Approximately 85% of ground and 75% of air transports are out-of-network, resulting in higher prices for health plans and exorbitant costs for patients.
The Solution:
Alacura maintains its own network of credentialed medical transport partners, ensuring a dependable standard of care. By using vetted partners, Alacura keeps transports in-network, controls costs for patients and health plans, and delivers a consistent experience across the board.
Pain Point #3: Shock Billing
Seriously ill or injured patients and their families typically have little say in their mode of medical transport. From their vulnerable position, they simply go in whatever mode of transport ambulance is provided.
It is not unusual for families to be hit with unexpected, out-of-network bills, sometimes exceeding $100,000. These balance bills can be financially devastating and seriously undermine a patient’s trust in both their healthcare provider and health plan.
The Solution:
Alacura represents the patient’s best interests throughout their medical transportation process, essentially giving them a voice they’ve never had before. Every Alacura transport is coordinated with the sending provider to be a clinically appropriate mode of transport that’s also timely, in-network, and removes the risk of surprise bills.

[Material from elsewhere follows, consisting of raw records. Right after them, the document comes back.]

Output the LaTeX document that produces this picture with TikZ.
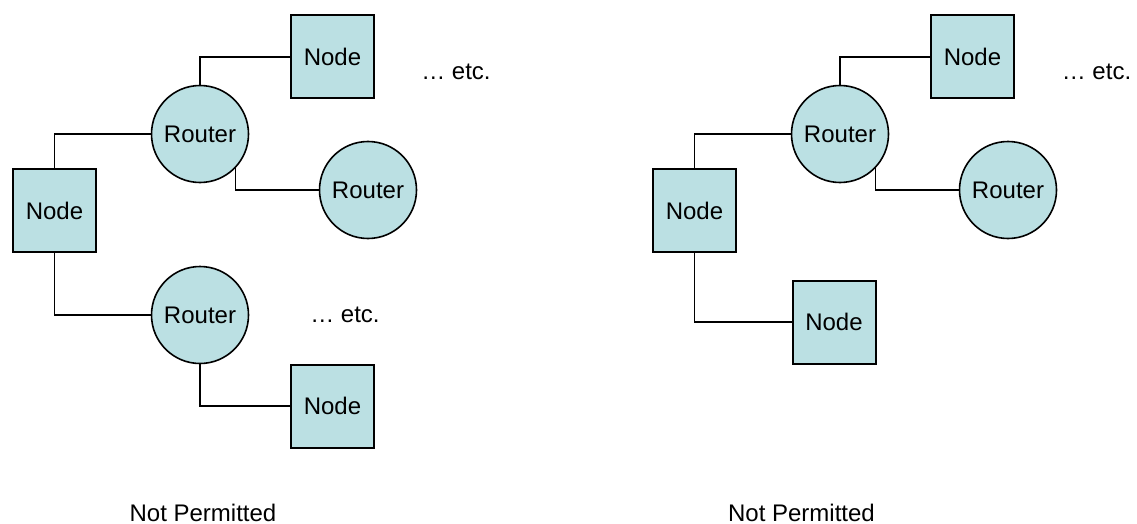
\documentclass[tikz,border=0pt]{standalone}
\usepackage{fontspec}
\setmainfont{Liberation Sans}
\definecolor{nodefill}{RGB}{187,224,227}
\begin{document}
\begin{tikzpicture}[x=1pt,y=-1pt,
  every node/.style={font=\fontsize{24}{28}\selectfont, text=black},
  nodebox/.style={draw=black, line width=2pt, fill=nodefill, minimum width=83pt, minimum height=83pt, inner sep=0pt},
  routercirc/.style={circle, draw=black, line width=1.6pt, fill=nodefill, minimum size=97pt, inner sep=0pt},
  link/.style={draw=black, line width=1.5pt},
  plain/.style={inner sep=0pt}]
\useasboundingbox (0,0) rectangle (1137,524);
% ---- left diagram ----
\node[nodebox] (lnl) at (54.5,210.5) {Node};
\node[routercirc] (lrt) at (200,134) {Router};
\node[nodebox] (lnt) at (332.5,57) {Node};
\node[routercirc] (lrr) at (368,190) {Router};
\node[routercirc] (lrb) at (200,315) {Router};
\node[nodebox] (lnb) at (332.5,406) {Node};
\node[plain] (letc1) at (456,72) {… etc.};
\node[plain] (letc2) at (345,315) {… etc.};
\node[plain] (lcap) at (203,512.5) {Not Permitted};
\draw[link] (lnl.north) |- (lrt.west);
\draw[link] (lrt.north) |- (lnt.west);
\draw[link] (lrt.-44) |- (lrr.west);
\draw[link] (lnl.south) |- (lrb.west);
\draw[link] (lrb.south) |- (lnb.west);
% ---- right diagram ----
\node[nodebox] (rnl) at (694.5,210.5) {Node};
\node[routercirc] (rrt) at (840,134) {Router};
\node[nodebox] (rnt) at (972.5,57) {Node};
\node[routercirc] (rrr) at (1008,190) {Router};
\node[nodebox] (rnb) at (834,322) {Node};
\node[plain] (retc1) at (1096.5,72) {… etc.};
\node[plain] (rcap) at (801.5,512.5) {Not Permitted};
\draw[link] (rnl.north) |- (rrt.west);
\draw[link] (rrt.north) |- (rnt.west);
\draw[link] (rrt.-44) |- (rrr.west);
\draw[link] (rnl.south) |- (rnb.west);
\end{tikzpicture}
\end{document}
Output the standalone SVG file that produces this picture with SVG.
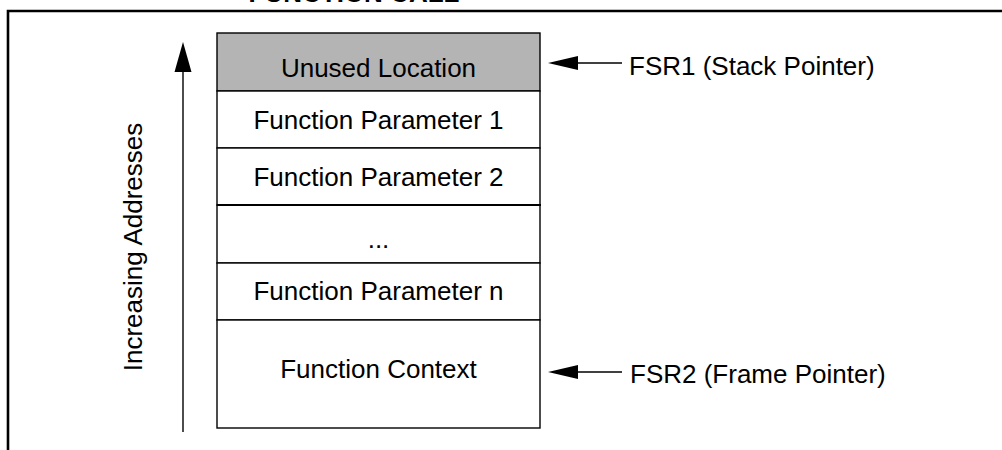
<svg xmlns="http://www.w3.org/2000/svg" width="1002" height="450" viewBox="0 0 1002 450">
<style>
.t{font-family:"Liberation Sans",Arial,sans-serif;font-size:26px;fill:#000}
.c{text-anchor:middle}
.cell{stroke:#000;stroke-width:1.4;fill:#fff}
.ln{stroke:#000;stroke-width:1.4;fill:none}
.ah{fill:#000;stroke:none}
</style>
<rect width="1002" height="450" fill="#fff"/>
<text class="t c" x="354" y="2" style="font-weight:bold">FUNCTION CALL</text>
<path d="M8,450 V11 H1002" fill="none" stroke="#000" stroke-width="2.6"/>
<g id="stack">
<g id="unused"><rect class="cell" x="217" y="33" width="323" height="58" style="fill:#b4b4b4"/><text class="t c" x="378.5" y="77">Unused Location</text></g>
<g id="param1"><rect class="cell" x="217" y="91" width="323" height="57"/><text class="t c" x="378.5" y="129">Function Parameter 1</text></g>
<g id="param2"><rect class="cell" x="217" y="148" width="323" height="57"/><text class="t c" x="378.5" y="186">Function Parameter 2</text></g>
<g id="ellipsis"><rect class="cell" x="217" y="205" width="323" height="58"/><text class="t c" x="378.5" y="248">...</text></g>
<g id="paramn"><rect class="cell" x="217" y="263" width="323" height="57"/><text class="t c" x="378.5" y="300">Function Parameter n</text></g>
<g id="context"><rect class="cell" x="217" y="320" width="323" height="108"/><text class="t c" x="378.5" y="378">Function Context</text></g>
<line x1="217" y1="205" x2="541" y2="205" stroke="#000" stroke-width="2.2"/>
</g>
<g id="labels">
<text class="t" x="629" y="75">FSR1 (Stack Pointer)</text>
<text class="t" x="630" y="383">FSR2 (Frame Pointer)</text>
<text class="t c" transform="translate(142,247) rotate(-90)" x="0" y="0">Increasing Addresses</text>
</g>
<g id="connectors">
<line class="ln" x1="183" y1="70" x2="183" y2="432"/>
<polygon class="ah" points="183,42 174.5,72 191.5,72"/>
<line class="ln" x1="576" y1="63" x2="622" y2="63"/>
<polygon class="ah" points="548,63 578,56 578,70"/>
<line class="ln" x1="576" y1="372" x2="622" y2="372"/>
<polygon class="ah" points="548,372 578,365 578,379"/>
</g>
</svg>
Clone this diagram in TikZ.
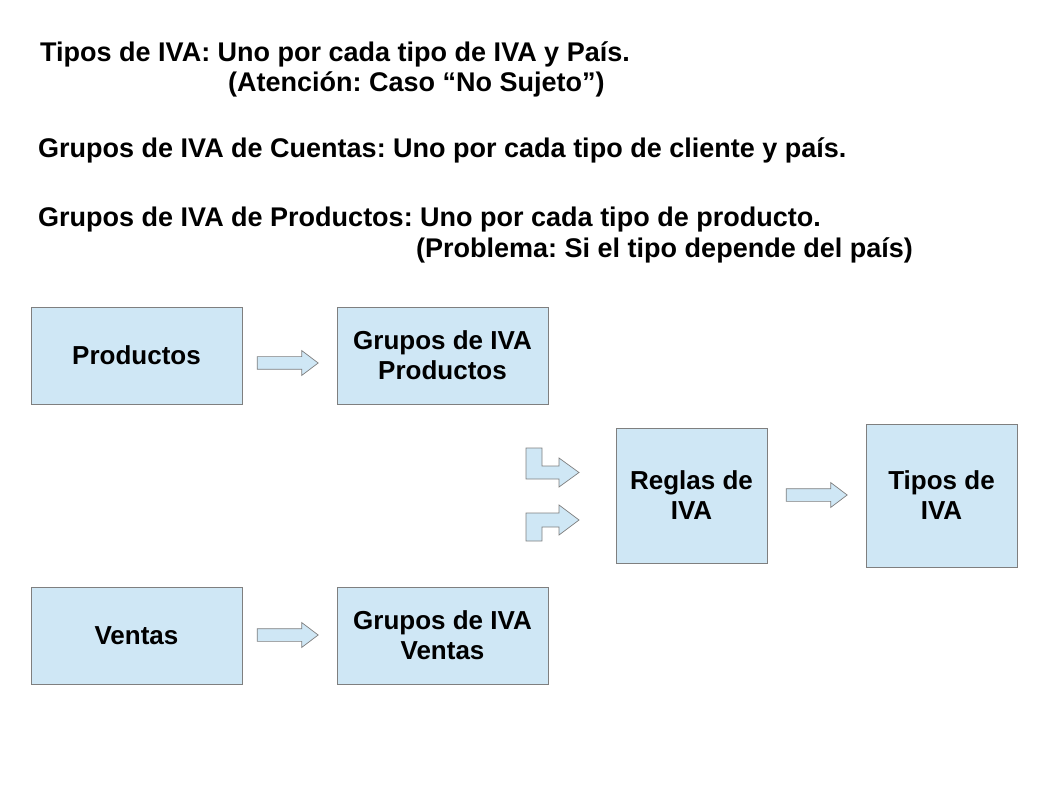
\documentclass[tikz,border=0pt]{standalone}
\usepackage{fontspec}
\setmainfont{Liberation Sans}
\usepackage{xcolor}
\usepackage{tikz}
\usetikzlibrary{shapes.arrows}

\definecolor{boxblue}{HTML}{CFE7F5}
\definecolor{boxline}{HTML}{7F7F7F}

\frenchspacing

\begin{document}
\begin{tikzpicture}[
  x=1pt, y=-1pt,
  every node/.style={font=\fontsize{26}{30}\selectfont\bfseries},
  note/.style={anchor=west, inner sep=0pt, align=left,
    font=\fontsize{27}{30}\selectfont\bfseries},
  box/.style={
    rectangle, draw=boxline, fill=boxblue, line width=0.8pt,
    align=center, inner sep=2pt,
  },
  blockarrow/.style={
    single arrow, draw=boxline, fill=boxblue, line width=0.7pt,
    inner sep=6pt, single arrow head extend=6pt,
    single arrow tip angle=74, minimum height=61pt,
  },
  bentarrow/.style={draw=boxline, fill=boxblue, line width=0.7pt},
]
\useasboundingbox (0,0) rectangle (1058,794);

% ---- Notes ----
\node[note] (tiposT) at (40,54) {Tipos de IVA: Uno por cada tipo de IVA y País.};
\node[note] (tiposN) at (228,84) {(Atención: Caso “No Sujeto”)};
\node[note] (cuentasT) at (38,150) {Grupos de IVA de Cuentas: Uno por cada tipo de cliente y país.};
\node[note] (prodT) at (38,220) {Grupos de IVA de Productos: Uno por cada tipo de producto.};
\node[note] (prodN) at (416,250) {(Problema: Si el tipo depende del país)};

% ---- Boxes ----
\node[box, minimum width=211pt, minimum height=97pt] (productos) at (136.5,355.5) {Productos};
\node[box, minimum width=211pt, minimum height=97pt] (gproductos) at (442.5,355.5) {Grupos de IVA\\Productos};
\node[box, minimum width=211pt, minimum height=97pt] (ventas) at (136.5,635.5) {Ventas};
\node[box, minimum width=211pt, minimum height=97pt] (gventas) at (442.5,635.5) {Grupos de IVA\\Ventas};
\node[box, minimum width=151pt, minimum height=135pt] (reglas) at (691.5,495.5) {Reglas de\\IVA};
\node[box, minimum width=151pt, minimum height=143pt] (tipos) at (941.5,495.5) {Tipos de\\IVA};

% ---- Block arrows ----
\node[blockarrow] (aprod) at (283.5,363) {};
\node[blockarrow] (avent) at (283.5,635) {};
\node[blockarrow] (areg) at (812.5,495) {};

% ---- Bent arrows into the rules ----
\draw[bentarrow] (526,448) -- (542,448) -- (542,466) -- (559,466) -- (559,458)
  -- (579,472.5) -- (559,487) -- (559,479) -- (526,479) -- cycle;
\draw[bentarrow] (526,541) -- (526,513) -- (559,513) -- (559,505)
  -- (579,520) -- (559,535) -- (559,527) -- (542,527) -- (542,541) -- cycle;

\end{tikzpicture}
\end{document}
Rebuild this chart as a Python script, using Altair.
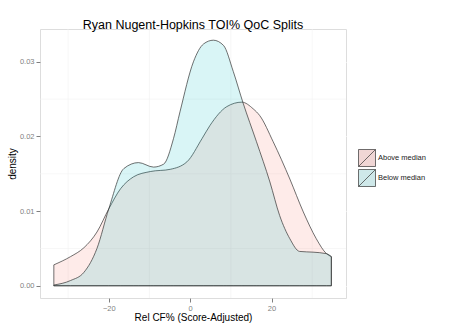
import altair as alt
import pandas as pd

below_x = [-33.5, -29.4, -26.1, -22.9, -20.0, -16.3, -12.7, -9.0, -6.5, -4.1, -2.5, 0.8, 3.3, 5.7, 8.2, 10.6, 13.0, 16.3, 19.6, 22.0, 24.5, 26.9, 30.2, 33.5, 34.7]
below_y = [0.0001, 0.0007, 0.0018, 0.0050, 0.0103, 0.0157, 0.0165, 0.0159, 0.0163, 0.0197, 0.0233, 0.0300, 0.0324, 0.0329, 0.0322, 0.0287, 0.0245, 0.0193, 0.0139, 0.0094, 0.0063, 0.0046, 0.0045, 0.0043, 0.0039]

above_x = [-33.5, -29.4, -26.1, -22.9, -20.0, -17.1, -13.9, -9.8, -4.9, -0.8, 2.9, 4.9, 9.0, 12.7, 15.5, 17.1, 20.4, 24.5, 27.8, 31.0, 33.5, 34.7]
above_y = [0.0028, 0.0039, 0.0051, 0.0072, 0.0103, 0.0130, 0.0146, 0.0153, 0.0156, 0.0166, 0.0197, 0.0215, 0.0240, 0.0246, 0.0237, 0.0228, 0.0193, 0.0143, 0.0099, 0.0063, 0.0043, 0.0039]

groups = ["Above median", "Below median"]
colors = ["#F8766D", "#00BFC4"]
legend_colors = ["#F0D6D5", "#CEE8E9"]

x_major = [-20, 0, 20]
x_minor = [-30, -10, 10, 30]
y_major = [0.0, 0.01, 0.02, 0.03]
y_minor = [0.005, 0.015, 0.025]

df = pd.concat([
    pd.DataFrame({"x": above_x, "y": above_y, "g": groups[0]}),
    pd.DataFrame({"x": below_x, "y": below_y, "g": groups[1]}),
])

FONT = "Liberation Sans"
xs = alt.Scale(domain=[-36.9, 38.3], nice=False, zero=False)
ys = alt.Scale(domain=[-0.00164, 0.0344], nice=False, zero=False)

minor_v = alt.Chart(pd.DataFrame({"v": x_minor})).mark_rule(color="#F2F2F2", strokeWidth=0.6).encode(
    x=alt.X("v:Q", scale=xs)
)
minor_h = alt.Chart(pd.DataFrame({"v": y_minor})).mark_rule(color="#F2F2F2", strokeWidth=0.6).encode(
    y=alt.Y("v:Q", scale=ys)
)

areas = alt.Chart(df).mark_area(
    interpolate="monotone", fillOpacity=0.15, stroke="#333333", strokeWidth=0.7
).encode(
    x=alt.X("x:Q", scale=xs, title="Rel CF% (Score-Adjusted)",
            axis=alt.Axis(values=x_major, grid=True, gridColor="white", gridWidth=1.2,
                          domain=False, tickColor="#7f7f7f", tickSize=4, labelPadding=2,
                          labelFontSize=7.5, labelColor="#7f7f7f", labelFont=FONT,
                          titleFont=FONT, titleFontSize=10, titleFontWeight="normal",
                          titleColor="#000000", titlePadding=1)),
    y=alt.Y("y:Q", scale=ys, title="density",
            axis=alt.Axis(values=y_major, format=".2f", grid=True, gridColor="white", gridWidth=1.2,
                          domain=False, tickColor="#7f7f7f", tickSize=4, labelPadding=2,
                          labelFontSize=7.5, labelColor="#7f7f7f", labelFont=FONT,
                          titleFont=FONT, titleFontSize=10, titleFontWeight="normal",
                          titleColor="#000000", titlePadding=2)),
    y2=alt.datum(0),
    fill=alt.Fill("g:N", scale=alt.Scale(range=colors), legend=None),
)

legend_layer = alt.Chart(df).mark_square(opacity=1, clip=True).encode(
    x=alt.X("x:Q", scale=xs),
    y=alt.Y("y:Q", scale=ys),
    size=alt.value(0),
    color=alt.Color("g:N", scale=alt.Scale(domain=groups, range=legend_colors),
                    legend=alt.Legend(title=None, orient="none", legendX=318, legendY=120,
                                      symbolType="M-1,-1L1,-1L1,1L-1,1Z M-1,1L1,-1",
                                      symbolSize=289, symbolStrokeColor="#333333",
                                      symbolStrokeWidth=0.7, symbolOpacity=1,
                                      labelFont=FONT, labelFontSize=7.5, labelColor="#222222",
                                      labelOffset=2, rowPadding=0, padding=0)),
)

chart = alt.layer(minor_v, minor_h, areas, legend_layer).properties(
    width=306, height=269,
    title=alt.Title("Ryan Nugent-Hopkins TOI% QoC Splits", font=FONT, fontSize=12.5,
                    fontWeight="normal", color="#000000", anchor="middle", offset=0, dy=2.5),
    autosize=alt.AutoSizeParams(type="none"),
    padding={"left": 40, "top": 29, "right": 104, "bottom": 34},
).configure_view(fill="#E5E5E5", stroke=None).configure(background="white")

chart.save("out.html", embed_options={"renderer": "svg", "actions": False})
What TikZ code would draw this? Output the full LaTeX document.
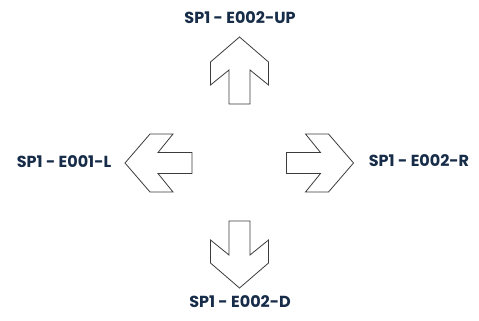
\documentclass[tikz,border=0pt]{standalone}
\usepackage{fontspec}
\setmainfont{Poppins}
\definecolor{navy}{RGB}{22,44,72}
\definecolor{outline}{RGB}{60,60,60}
\tikzset{
  lab/.style={font=\bfseries\fontsize{16pt}{17pt}\selectfont, text=navy, inner sep=0pt, anchor=center},
  arrline/.style={draw=outline, line width=0.8pt, line join=miter},
  arr/.pic={\draw[arrline] (0,0) -- (25pt,29pt) -- (48pt,29pt) -- (33pt,10.5pt) -- (67pt,10.5pt) -- (67pt,-10.5pt) -- (33pt,-10.5pt) -- (48pt,-29pt) -- (25pt,-29pt) -- cycle;}
}
\begin{document}
\begin{tikzpicture}[x=1pt,y=1pt]
\fill[white] (0,0) rectangle (479,-321);
\useasboundingbox (0,0) rectangle (479,-321);
\pic[rotate=-90] at (239.5,-37) {arr};
\pic at (125,-163) {arr};
\pic[rotate=180] at (353.5,-163) {arr};
\pic[rotate=90] at (239.5,-288) {arr};
\node[lab] (up) at (240,-18) {SP1 - E002-UP};
\node[lab] (left) at (64,-162) {SP1 - E001-L};
\node[lab] (right) at (419,-161) {SP1 - E002-R};
\node[lab] (down) at (240,-302) {SP1 - E002-D};
\end{tikzpicture}
\end{document}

We aim to treat medical transport like every other area of healthcare and give patients the chance to use their healthcare benefits. If proven, in-network options are available, why wouldn’t they always be the first choice?
– Ken Van Cara, CEO Alacura
Pain Point #4: More Administrative Work for Hospitals
Coordinating medical transports is a significant distraction from a hospital’s primary focus: patient care. Without an established system, hospital staff are forced to spend time juggling transportation providers and securing approvals, which slows patient throughput and diverts clinical focus.
The Solution:
Alacura’s Rapid Transport Response platform provides hospitals with a go-to resource for coordinating bedside-to-bedside transports. The result is less administrative work, faster patient throughput, and a smoother, more efficient payment process.
Pain Point #5: Compliance With the No Surprises Act
The No Surprises Act was designed to protect patients from exorbitant bills, but its Independent Dispute Resolution (IDR) process has become a source of inflated financial rewards for providers.
For medical transports, over 90% of air transport billing disputes are resolved through IDR, and providers win most of them, often at rates that are 10 times higher than Medicare benchmarks. This trickles down to increase healthcare costs for everyone.
As BCBS Association President and CEO Kim Keck expressed in a recent LinkedIn post, “IDR has been exploited—adding billions in unnecessary payments, driving up premiums for struggling families.”
The Solution
Alacura keeps transports in-network, helping health plans avoid costly IDR disputes. If Alacura can review and sign off on a transport plan ahead of time, it’s disqualified from IDR arbitration down the road, a significant perk considering the rewards being handed out by IDR.
Conclusion
Medical transportation is a critical part of patient care, yet it has long operated without any universal rules or structure. The result is a patchwork system with gaps that lead to added risk, work, and expense for patients, hospitals, and health plans.
Alacura brings order and clarity to this fragmented space. With a single-point-of-contact platform and a clinically led approach, every transport is safe, timely, and in-network. Instead of confusion and frustration, Alacura delivers efficiency, value, and peace of mind to every trip.